Crossover or cross-association: the impact of different phenomena in the modeling of CO2 and an associating molecule using the CPA EoS
Abstract:
Carbon dioxide is an essential compound not only for industrial purposes but also due to its relationship with global warming.
Therefore, understanding the phase behavior of this gas with systems containing associating molecules is of key importance for our society, albeit the challenges regarding the prediction of the properties of such systems using traditional thermodynamic models, e.g. equations of state (EoS).
The modeling of the thermophysical properties of CO2-containing mixtures has improved drastically is the last decades.
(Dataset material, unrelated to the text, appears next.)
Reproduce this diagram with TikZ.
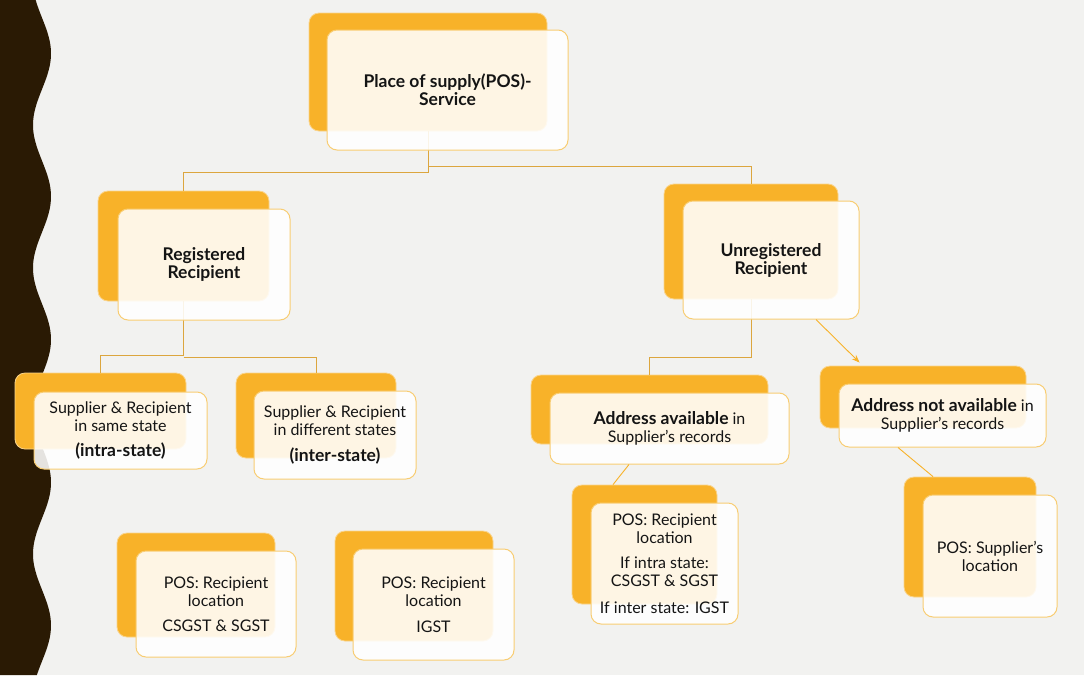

Different approaches have been successfully applied with the Cubic-Plus-Association (CPA) EoS, using one of the three features:
1) the addition of an explicit term taking into account quadrupolar effects
2) treating CO2 as an associating molecule
3) taking into account solvation effects between an associating molecule and CO2.
Although accurate results are obtained far away from the critical region, these approaches predict incorrect phase envelopes and critical lines of the mixtures, indicating that additional corrections are necessary.
In this work, a recursive method to incorporate density fluctuations was applied to CPA, with the aim to improve the behavior of the model in near-critical regions. The classical and crossover equations are compared in an attempt to answer what is required to improve the knowledge concerning the global phase behavior of mixtures with CO2 and an associating molecule.